Leaving a car’s lights on is a very common mistake that quickly drains the power source, resulting in the inability to start the engine. The exact amount of time before the battery is fully depleted is not a fixed number, as it depends on a combination of factors related to both the battery and the specific electrical load applied. Understanding the science of power consumption and capacity allows for a much more accurate estimate of how long a vehicle can sustain various accessories. This knowledge can also help prevent the inconvenience of a dead battery.
Factors Influencing Discharge Rate
The fundamental measure of a car battery’s energy storage is its Ampere-hour (Ah) rating, which indicates the maximum current it can provide over a specific period. A typical automotive battery, operating at 12 volts, has a capacity ranging from 40 to 65 Ah. For example, a 60 Ah battery can theoretically supply 1 Ampere of current for 60 hours. However, a standard lead-acid battery should never be discharged below 50% of its capacity if the user expects to reliably start the engine afterward. This means that for a 60 Ah battery, the usable energy reserve for starting the car is closer to 30 Ah.
A battery’s overall capacity is significantly affected by its age and general health; older batteries contain less effective charge and have a higher internal resistance. The rate at which the battery drains is determined by the load, which is measured in Watts (W). This relates to current (Amps) through the formula: Watts divided by Volts equals Amps. A higher wattage light bulb pulls more current from the battery, thereby shortening the time until the vehicle can no longer crank the engine.
Ambient temperature also plays a role in effective battery performance, particularly in cold climates. Low temperatures reduce the chemical reaction rate inside the battery, which lowers its usable capacity and increases the power required by the starter motor. This means that a battery that could survive a night with the lights on in warm weather may fail much sooner in freezing conditions.
Practical Timeframes for Common Scenarios
Different types of lights place drastically different demands on a battery, resulting in widely varied discharge times. Standard halogen headlights, which draw the most power, are the quickest way to drain a battery below the starting threshold. A pair of standard halogen low beams typically draws about 110 Watts in total, which translates to roughly 9.17 Amperes of current from the 12-volt battery.
Using the 30 Ah reserve capacity, running the headlights will discharge the battery to a non-starting level in approximately three to four hours.

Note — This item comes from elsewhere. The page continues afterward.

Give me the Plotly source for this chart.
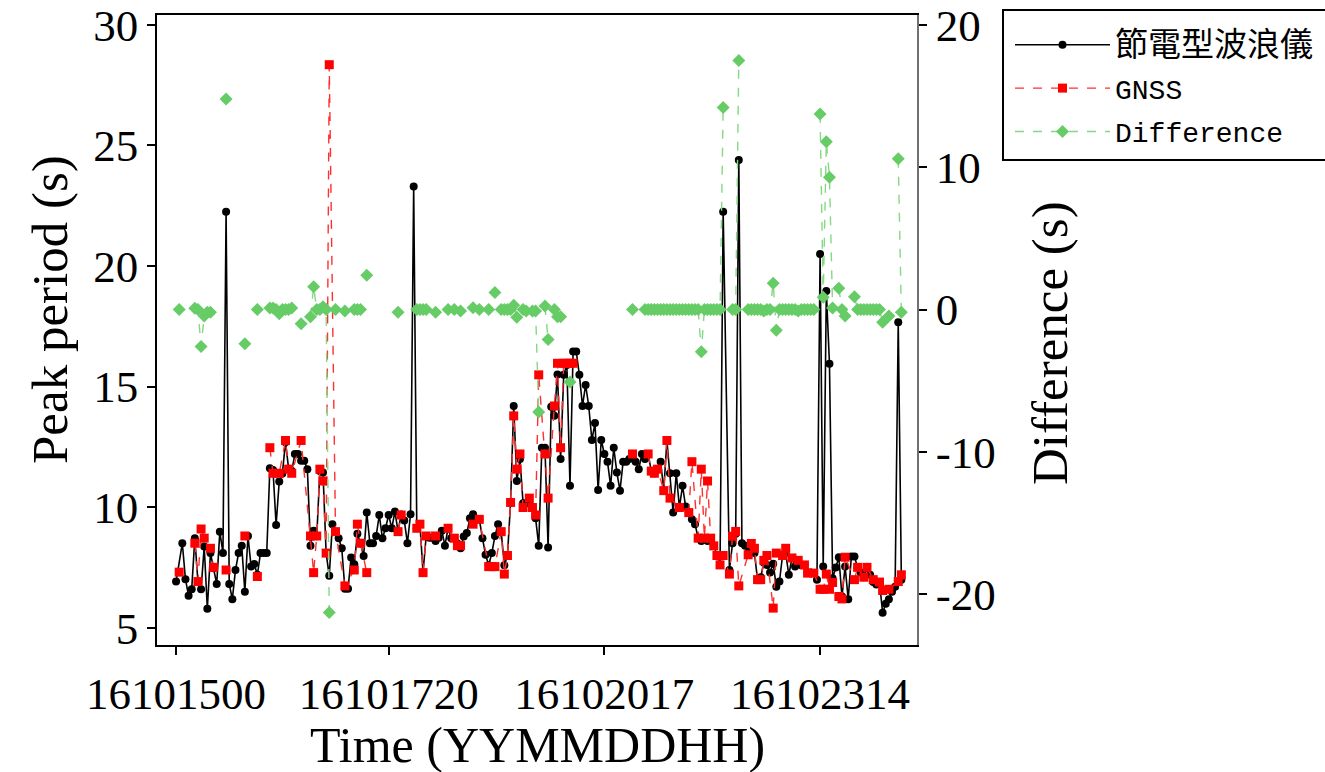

Parking lights and tail lights present a much smaller load, as they use lower-wattage bulbs scattered around the vehicle. If the total draw for all parking and side marker lights is around 40 Watts, the current draw is reduced to about 3.33 Amperes. This significantly reduced load allows the battery to power these lights for a substantially longer period, typically between eight and twelve hours before the starting voltage is lost.
The smallest load often comes from interior dome lights or glove compartment lights, which are usually single incandescent bulbs drawing between 5 and 12 Watts each. Running just one or two dome lights, with a combined draw of 20 Watts (1.67 Amps), could take 16 to 24 hours to drain the effective starting capacity.
Modern Light Emitting Diode (LED) lighting technology dramatically extends these timeframes because LED bulbs consume significantly less energy than their traditional incandescent or halogen counterparts. LEDs often use 80% less power than equivalent halogen bulbs. A vehicle with LED lighting can survive for several times longer with the lights left on. Where a halogen bulb might drain a battery in four hours, an LED equivalent could take an entire day or more.
Signs of a Depleted Battery and Recovery Options
The point at which a battery is considered “dead” is when its resting voltage drops below the threshold needed to activate the starter motor and ignition system. A fully charged 12-volt battery should register 12.6 volts, and once the voltage falls below 12.0 volts, there is a high likelihood the engine will not start. The first sign of this low voltage is usually a slow or labored turnover when the ignition key is turned.
If the voltage is too low, the starter solenoid will often make a rapid, repetitive clicking sound instead of engaging the engine. This clicking is the solenoid attempting to activate but immediately dropping out due to insufficient voltage to hold the circuit closed. Dashboard lights may also appear dim or flicker, indicating that the remaining power is only enough to run low-draw electronics, not the high-amperage demands of the starter.
The most common recovery method for a depleted battery is a jump-start, which uses jumper cables to temporarily link the dead battery to a charged external source. This procedure requires connecting the positive terminals first, followed by the negative terminals, and then starting the donor vehicle to provide a charge before attempting to start the disabled car. If the battery is old or has been deeply discharged multiple times, it may not hold a charge even after being jumped, indicating the need for professional testing or replacement.